Uno studio olandese ha raccolto le opinioni di 30 futuri genitori
OLANDA - Lo screening neonatale per la fibrosi cistica sta diventando realtà in sempre più paesi, grazie all'utilizzo di diverse tecniche, tra cui la più comune è il dosaggio del tripsinogeno immunoreattivo su goccia di sangue, seguito da analisi del DNA per individuare le mutazioni.
Oltre ai bambini affetti, vengono visualizzati anche i portatori di un solo allele mutato, cioè i portatori sani che, essendo la malattia a carattere recessivo, non svilupperanno mai la fibrosi cistica ma che potrebbero trasmetterla alla generazione successiva.

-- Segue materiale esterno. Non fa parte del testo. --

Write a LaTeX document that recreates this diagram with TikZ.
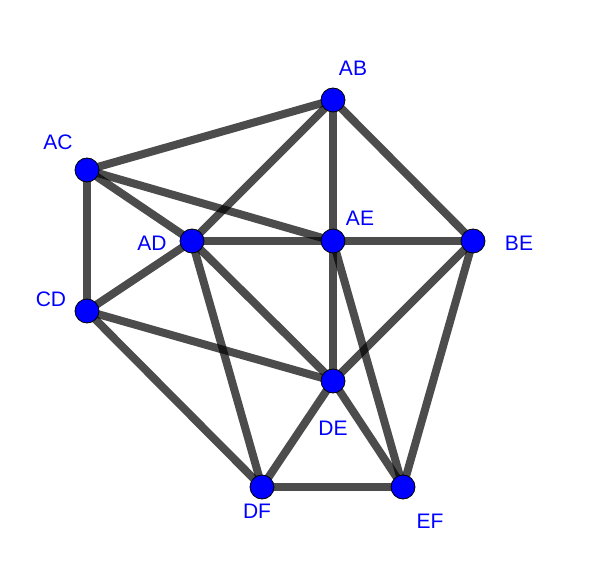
\documentclass[tikz,border=0pt]{standalone}
\usepackage{fontspec}
\setmainfont{Liberation Sans}
\definecolor{vblue}{RGB}{0,0,255}
\begin{document}
\begin{tikzpicture}[x=1pt,y=-1pt,
  vtx/.style={circle,fill=vblue,draw=black,line width=0.8pt,minimum size=24pt,inner sep=0pt},
  lbl/.style={text=vblue,font=\fontsize{21}{21}\selectfont,inner sep=0pt},
  edge/.style={draw=black,draw opacity=0.7,line width=8pt}]
\useasboundingbox (0,0) rectangle (590,575);
\coordinate (AB) at (333,100);
\coordinate (AC) at (87,170);
\coordinate (AD) at (192,241);
\coordinate (AE) at (333,241);
\coordinate (BE) at (473,241);
\coordinate (CD) at (87,311);
\coordinate (DE) at (333,381);
\coordinate (DF) at (262,487);
\coordinate (EF) at (403,487);
\foreach \a/\b in {AB/AC,AB/AD,AB/AE,AB/BE,AC/CD,AC/AD,AC/AE,AD/AE,AE/BE,AD/CD,AD/DE,AD/DF,AE/DE,AE/EF,BE/DE,BE/EF,CD/DE,CD/DF,DE/DF,DE/EF,DF/EF}
  \path[edge] (\a) -- (\b);
\foreach \n in {AB,AC,AD,AE,BE,CD,DE,DF,EF}
  \node[vtx] (v\n) at (\n) {};
\node[lbl] (lAB) at (353,68) {AB};
\node[lbl] (lAC) at (58,142) {AC};
\node[lbl] (lAD) at (152,243) {AD};
\node[lbl] (lAE) at (360,218) {AE};
\node[lbl] (lBE) at (519,243) {BE};
\node[lbl] (lCD) at (51,299) {CD};
\node[lbl] (lDE) at (333,428) {DE};
\node[lbl] (lDF) at (257,511) {DF};
\node[lbl] (lEF) at (430,521) {EF};
\end{tikzpicture}
\end{document}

Un nuovo studio dell'Atrium Medical Center di Heerlen, in Olanda, pubblicato su European Journal of Medical Genetics, ha chiesto a 23 donne e 7 uomini in procinto di diventare genitori di esprimere un parere sulla possibilità di essere informati di un'eventuale condizione di portatore del figlio neonato.
L'83 per cento dichiara di voler essere informato perché, nonostante il bambino sia sano, l'informazione potrà essergli utile quando sarà il bambino stesso ad avere dei figli.
Ecco alcune risposte dei partecipanti:
“Penso che, se l'informazione è disponibile, il tuo bambino abbia il diritto di sapere. D'altra parte però il bambino non ha chiesto di essere informato, ed è sano, pertanto il bambino non ne trae beneficio. Tuttavia, se il bambino dovesse trovare un partner anch'esso portatore e dovessero avere un figlio malato di fibrosi cistica, posso immaginare la domanda: -tu lo sapevi?- Penso che, se l'informazione è conosciuta, il bambino abbia il diritto di sentirla”.
“Se volessi avere un altro figlio, mi piacerebbe saperlo, per la gravidanza futura, così potremmo prendere in considerazione il test prenatale, se quella è la tua scelta”.
“Può avere anche implicazioni future. Per altri bambini, magari affetti da fibrosi cistica ma non ancora diagnosticati”.
Il 13 per cento dei genitori preferirebbe invece non essere informato dello stato di portatore sano di fibrosi cistica del figlio, poiché non ha conseguenze per il bambino e servirebbe solo a creare confusione e ansia nella famiglia.
24 persone su 30 dichiarano inoltre che, nell'eventualità che il figlio risulti portatore sano, si sottoporrebbe al test prima di una nuova gravidanza, mentre le restanti 6 persone non lo farebbero poiché non desiderano più avere figli.
La maggioranza degli intervistati sarebbe pronta a informare il resto della famiglia in caso di esito positivo, in modo che anche i famigliari possano sottoporsi al test.“ Se fosse mia sorella a ricevere il risultato del test, vorrei essere informata” spiega un partecipante. Solo sette intervistati non informerebbero i famigliari, non ritenendo la situazione rilevante per la loro salute o non vedendo il beneficio nel comunicargliela.
Infine tutti i partecipanti, tranne 2, ritengono che i genitori dovrebbero avere la possibilità di scegliere se essere informati o no dello stato di portatore del figlio.
Alcune riflessioni degli intervistati:
“Tutti dovrebbero avere la possibilità di decidere se vogliono essere informati, ma riguardo alle persone che non vogliono saperlo, non siamo noi a decidere per loro”.
“Penso che sia giusto che lo stato di portatore sia almeno segnato da qualche parte, su un file o in qualcosa di simile. Così, se dovessi cambiare idea, o se tuo figlio volesse saperlo, saresti comunque in grado di ricevere l'informazione. Io posso dire di no ma, se mio figlio vuole saperlo, deve avere il diritto di ricevere l'informazione”.
Secondo gli autori la sensibilizzazione dei genitori riguardo i programmi di screening neonatale è essenziale al fine di prendere decisioni responsabili. I ginecologi dovrebbero informare i genitori della possibilità di individuare i portatori sani prima della nascita e un professionista dovrebbe essere incaricato di spiegare i risultati dello screening.